An Elephant Called Medo

One of the things that Jules and I definitely wanted to experience while in Chiang Mai was the magnificent Asian elephants of this region. While we were keen to see them up close, we were both adamant that we didn’t want to buy into anything exploitative. There were many tours that offered rides, performances and even elephants painting ... not for us! Instead we opted for the ‘Elephant Nature Park’ which is an elephant sanctuary that was set up in 1996 for injured and distressed elephants that have been physically and mentally abused or have experienced horrendous conditions working or performing.
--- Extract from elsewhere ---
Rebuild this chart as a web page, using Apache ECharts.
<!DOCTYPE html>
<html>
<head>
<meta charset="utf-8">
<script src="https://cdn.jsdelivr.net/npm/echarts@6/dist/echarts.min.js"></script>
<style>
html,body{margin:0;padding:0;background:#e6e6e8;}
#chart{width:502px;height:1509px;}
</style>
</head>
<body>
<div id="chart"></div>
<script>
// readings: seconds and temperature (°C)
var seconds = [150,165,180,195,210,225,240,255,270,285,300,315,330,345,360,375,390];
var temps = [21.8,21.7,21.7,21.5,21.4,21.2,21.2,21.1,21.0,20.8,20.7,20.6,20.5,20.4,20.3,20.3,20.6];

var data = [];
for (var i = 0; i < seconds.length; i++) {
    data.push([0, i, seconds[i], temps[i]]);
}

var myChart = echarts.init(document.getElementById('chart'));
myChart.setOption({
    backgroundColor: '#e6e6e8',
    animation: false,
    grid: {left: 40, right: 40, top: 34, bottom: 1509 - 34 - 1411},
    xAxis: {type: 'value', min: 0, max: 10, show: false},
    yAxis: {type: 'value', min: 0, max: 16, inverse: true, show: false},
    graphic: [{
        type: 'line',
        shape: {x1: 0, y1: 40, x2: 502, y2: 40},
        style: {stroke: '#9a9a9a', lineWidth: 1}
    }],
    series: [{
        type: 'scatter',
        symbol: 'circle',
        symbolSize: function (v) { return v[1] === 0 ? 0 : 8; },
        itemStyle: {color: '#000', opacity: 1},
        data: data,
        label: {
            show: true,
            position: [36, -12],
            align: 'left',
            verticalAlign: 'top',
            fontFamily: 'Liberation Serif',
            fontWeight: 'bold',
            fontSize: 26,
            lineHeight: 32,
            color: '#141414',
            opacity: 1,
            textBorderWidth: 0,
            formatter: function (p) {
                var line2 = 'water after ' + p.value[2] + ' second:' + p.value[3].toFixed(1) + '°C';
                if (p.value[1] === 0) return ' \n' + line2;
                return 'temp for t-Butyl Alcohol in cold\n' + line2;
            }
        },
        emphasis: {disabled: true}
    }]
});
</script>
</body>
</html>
A 60km trip from Chiang Mai saw us joining a group of like-minded volunteers from around the world keen to make amends for the mistakes of mankind in some small way by befriending and caring for these beautiful creatures. As we were introduced to each of the elephants by name, stories were repeatedly related of such abuse that would bring a tear to your eye. It was gratifying that at least here they would spend the rest of their days living a peaceful and natural life in a caring environment. During our day we spent much of the time feeding the elephants huge volumes of fruit and vegetables and then in the heat of the afternoon, wandered down to the river to soak them with buckets of cooling water. Jules and I were both keen to assist one particular elephant called ‘Medo’ (Mae Do in Thai) who initially caught our attention because she had similar sounding name to ours. We learnt that Medo’s injuries and experiences had been horrific ( resulting in a broken back and damaged leg, but thankfully as a result of her time at the sanctuary she had developed a lovely gentle temperament. She walked slowly, awkwardly and generally behind the other elephants, but we were reassured that she was definitely part of their family and that there was a particular male elephant who would immediately come running to her aid if she called out to him. By the days end we left with a greater understanding of elephant behaviour, but more importantly an appreciation for the fine work being done by this sanctuary. In coming here we didn’t need any performances, just seeing the elephants happy, healthy and content was enough for us.
Footnote: Jules and I were so touched by Medo’s plight that we have now officially adopted her (or at least sponsored her) and will continue to watch her progress over the coming year.